Constraints Driven Learning for Natural Language Understanding

  • Dan Roth | University of Illinois at Urbana-Champaign

Intelligent Information Access and Extraction suggest significant challenges for Natural Language analysis. Tasks of interest include semantic role labeling (determining who did what to whom, when and where), information extraction (identifying entities, relations and events), following natural language instructions, and textual entailment (determining whether one utterance is a likely consequence of another). A computational approach to these challenges often involves assigning values to sets of interdependent variables and thus frequently necessitates performing global inference that accounts for these interdependencies.

This talk presents research on Constrained Conditional Models (CCMs), a framework that augments probabilistic models with declarative constraints as a way to support such decisions. We will present a framework we introduced a few years ago, formulating decision problems in NLP as Integer Linear Programming problems, but focus on new algorithms for training these global models using indirect supervision signals. Learning models for structured tasks is difficult partly since generating supervision signals is costly. We show that it is often easy to obtain a related indirect supervision signal, and discuss several options for deriving this supervision signal, including inducing it from the world’s response to the model’s actions. Our learning framework is “Constraints Driven” in the sense that it allows and even gains from global inference that guided by expressive declarative knowledge (encoded as constraints). Experimental results show the significant contribution of easy-to-get indirect supervision on NLP tasks such as information extraction, Transliteration and Textual Entailment.

Speaker Details

Dan Roth is a Professor in the Department of Computer Science and the Beckman Institute at the University of Illinois at Urbana-Champaign and a University of Illinois Scholar. He is the director of a DHS Center for Multimodal Information Access & Synthesis (MIAS) and has faculty positions also at Statistics, Linguistics and at the School of Library and Information Sciences.
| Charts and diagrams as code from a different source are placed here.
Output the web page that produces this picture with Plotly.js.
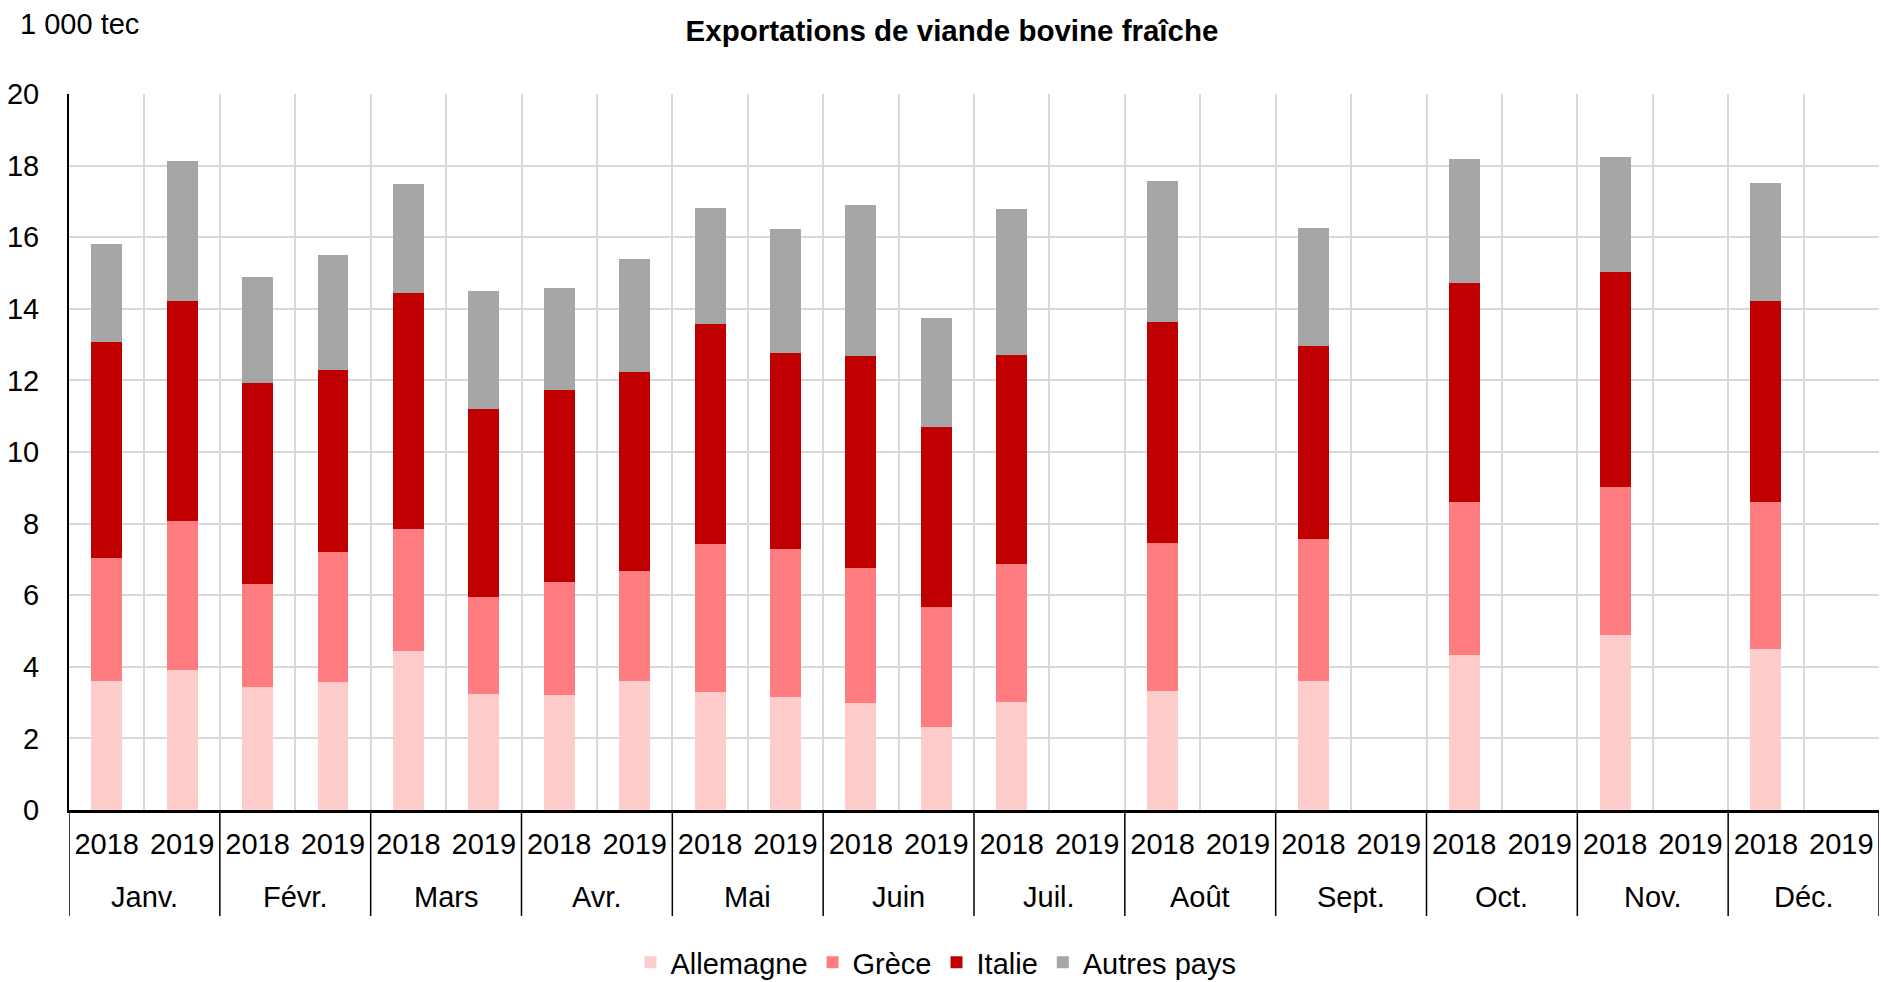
<!DOCTYPE html>
<html>
<head>
<meta charset="utf-8">
<script src="https://cdn.plot.ly/plotly-3.0.1.min.js"></script>
<style>
  html, body { margin: 0; padding: 0; background: #fff; }
  #gd { width: 1881px; height: 982px; }
</style>
</head>
<body>
<div id="gd"></div>
<script>
var months = ["Janv.", "Févr.", "Mars", "Avr.", "Mai", "Juin", "Juil.", "Août", "Sept.", "Oct.", "Nov.", "Déc."];
var years = ["2018", "2019"];

// 1 000 tec, order: Janv 2018, Janv 2019, Févr 2018, ...
var allemagne = [3.59, 3.91, 3.43, 3.57, 4.43, 3.23, 3.20, 3.59, 3.29, 3.16, 3.00, 2.32,
                 3.01, null, 3.33, null, 3.59, null, 4.32, null, 4.90, null, 4.50, null];
var grece     = [3.44, 4.15, 2.89, 3.63, 3.41, 2.72, 3.18, 3.10, 4.15, 4.12, 3.75, 3.34,
                 3.85, null, 4.12, null, 3.99, null, 4.27, null, 4.12, null, 4.09, null];
var italie    = [6.05, 6.16, 5.62, 5.08, 6.59, 5.24, 5.36, 5.54, 6.14, 5.49, 5.93, 5.03,
                 5.86, null, 6.19, null, 5.37, null, 6.12, null, 6.02, null, 5.63, null];
var autres    = [2.72, 3.92, 2.95, 3.23, 3.07, 3.31, 2.85, 3.15, 3.24, 3.47, 4.21, 3.05,
                 4.06, null, 3.92, null, 3.31, null, 3.47, null, 3.21, null, 3.29, null];

// one category per (month, year), labelled with the year only
var cats = [], catYear = [];
months.forEach(function (m) {
  years.forEach(function (y) {
    cats.push(m + " " + y);
    catYear.push(y);
  });
});

var FONT = "Liberation Sans, Arial, sans-serif";

function serie(name, values, color) {
  return {
    type: "bar",
    name: name,
    x: cats,
    y: values,
    marker: { color: color, line: { width: 0 } },
    hoverinfo: "y+name"
  };
}

var traces = [
  serie("Allemagne", allemagne, "#ffcccc"),
  serie("Grèce", grece, "#ff7c80"),
  serie("Italie", italie, "#c00000"),
  serie("Autres pays", autres, "#a6a6a6")
];

// month labels under each pair of years, and the black dividers between months
var plotH = 716;
var annotations = months.map(function (m, i) {
  return {
    text: m,
    xref: "x",
    yref: "paper",
    x: i * years.length + 0.5,
    y: -(897 - 810) / plotH,
    yanchor: "middle",
    showarrow: false,
    font: { family: FONT, size: 29, color: "#000000" }
  };
});
annotations.push({
  text: "1 000 tec",
  xref: "paper",
  yref: "paper",
  x: -(69 - 18) / 1810,
  xanchor: "left",
  y: 1 + (94 - 24) / plotH,
  yanchor: "middle",
  showarrow: false,
  font: { family: FONT, size: 29, color: "#000000" }
});

var shapes = [];
for (var i = 0; i <= months.length; i++) {
  shapes.push({
    type: "line",
    xref: "x",
    yref: "paper",
    x0: i * years.length - 0.5,
    x1: i * years.length - 0.5,
    y0: 0,
    y1: -(916 - 810) / plotH,
    line: { color: "#000000", width: 1.5 }
  });
}

var layout = {
  width: 1881,
  height: 982,
  barmode: "stack",
  bargap: 0.59,
  paper_bgcolor: "#ffffff",
  plot_bgcolor: "#ffffff",
  font: { family: FONT, size: 29, color: "#000000" },
  margin: { l: 69, r: 2, t: 94, b: 172, autoexpand: false },
  title: {
    text: "<b>Exportations de viande bovine fraîche</b>",
    font: { family: FONT, size: 29.5, color: "#000000" },
    x: 952 / 1881,
    xanchor: "center",
    y: 1 - 31 / 982,
    yanchor: "middle"
  },
  xaxis: {
    type: "category",
    tickmode: "array",
    tickvals: cats,
    ticktext: catYear,
    tickson: "boundaries",
    range: [-0.5, cats.length - 0.5],
    showgrid: true,
    gridcolor: "#d9d9d9",
    gridwidth: 2,
    showline: true,
    linecolor: "#000000",
    linewidth: 3,
    ticks: "",
    ticklabelstandoff: 6,
    tickfont: { family: FONT, size: 29, color: "#000000" },
    zeroline: false
  },
  yaxis: {
    range: [0, 20],
    dtick: 2,
    tick0: 0,
    showgrid: true,
    gridcolor: "#d9d9d9",
    gridwidth: 2,
    showline: true,
    linecolor: "#000000",
    linewidth: 2,
    ticks: "",
    ticklabelstandoff: 22,
    zeroline: false,
    tickfont: { family: FONT, size: 29, color: "#000000" }
  },
  showlegend: true,
  legend: {
    orientation: "h",
    x: (936 - 69) / 1810,
    xanchor: "center",
    y: -(937 - 810) / plotH,
    yanchor: "top",
    font: { family: FONT, size: 29, color: "#000000" },
    traceorder: "normal",
    itemwidth: 30
  },
  shapes: shapes,
  annotations: annotations
};

var config = { displayModeBar: false, staticPlot: true };

Plotly.newPlot("gd", traces, layout, config);
</script>
</body>
</html>
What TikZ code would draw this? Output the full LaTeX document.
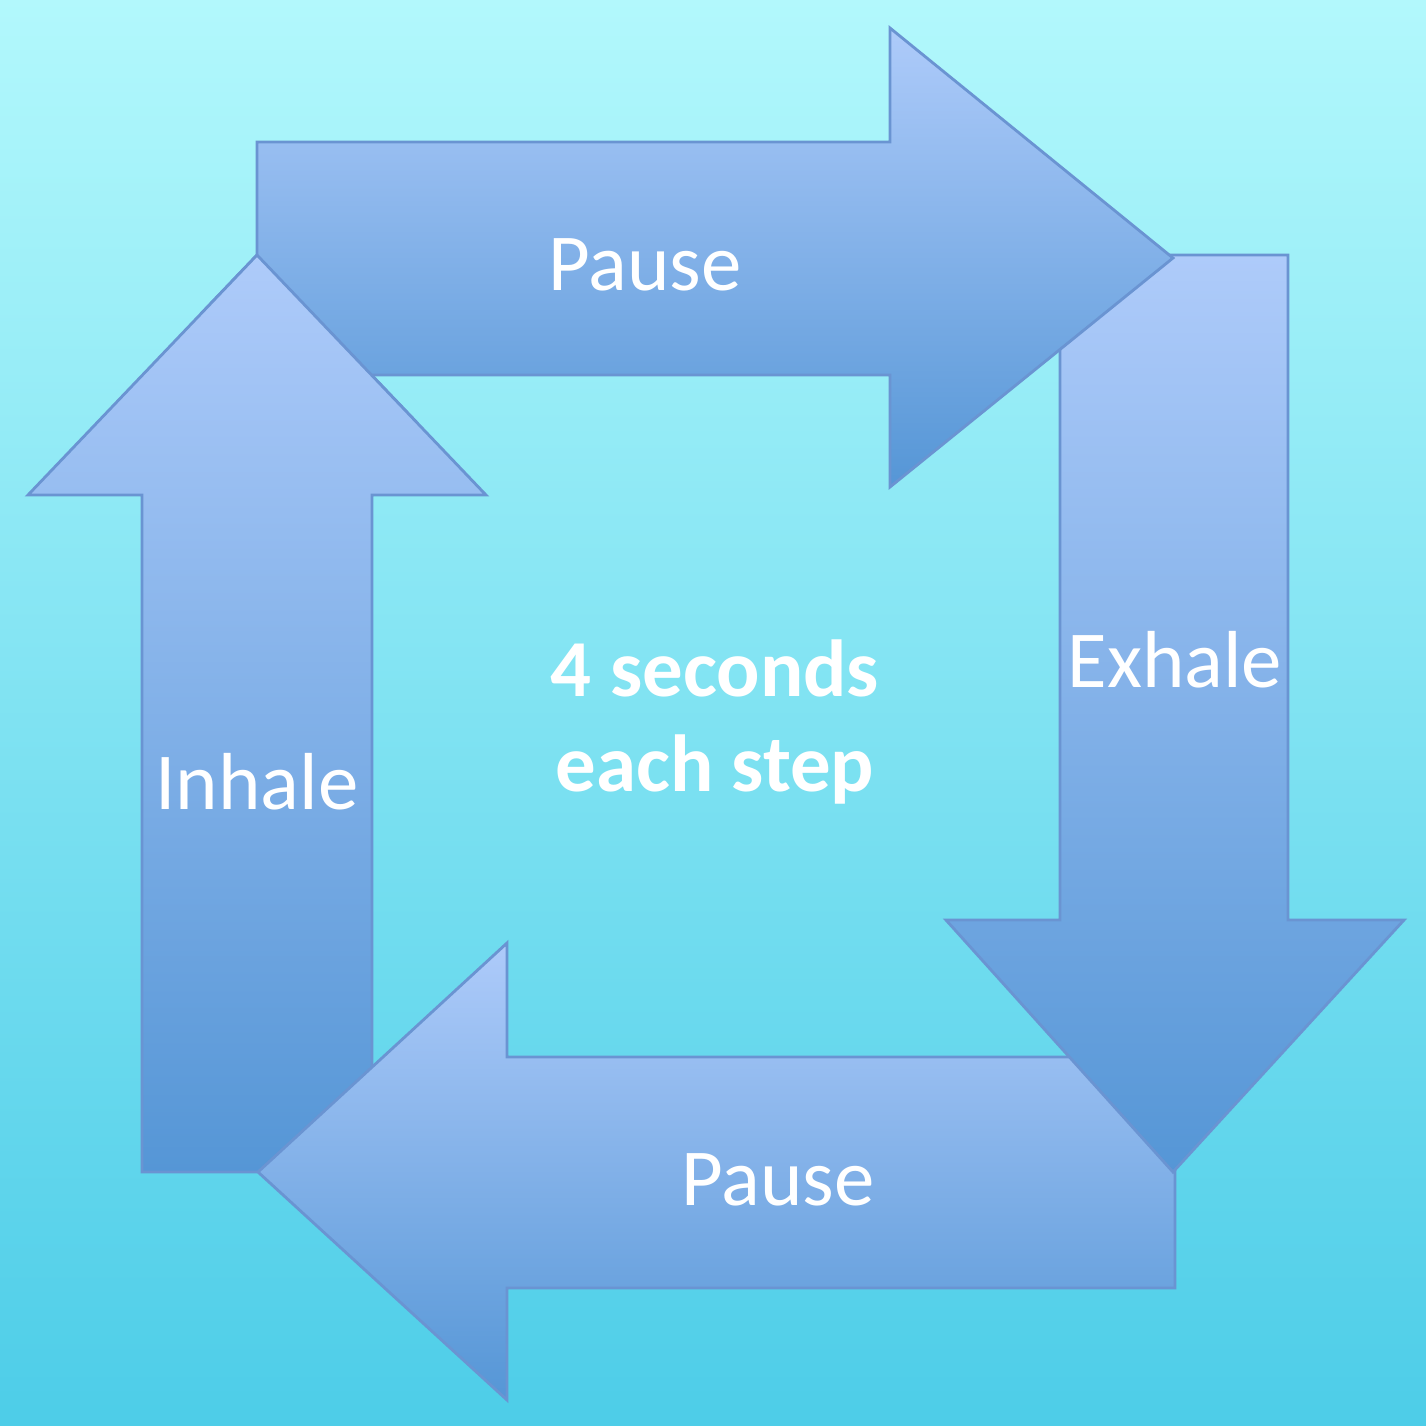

Roth is a Fellow of AAAI for his contributions to the foundations of machine learning and inference and for developing learning centered solutions for natural language processing problems. He has published broadly in machine learning, natural language processing, knowledge representation and reasoning, and learning theory, and has developed advanced machine learning based tools for natural language applications that are being used widely by the research community. Prof. Roth has given keynote talks in major conferences, including AAAI, EMNLP and ECML and presented several tutorials in universities and conferences including at ACL and EACL. Roth was the program chair of AAAI’11, CoNLL’02 and of ACL’03, and is or has been on the editorial board of several journals in his research areas and has won several teaching and best paper awards. Prof. Roth got his B.A Summa cum laude in Mathematics from the Technion, Israel, and his Ph.D in Computer Science from Harvard University in 1995.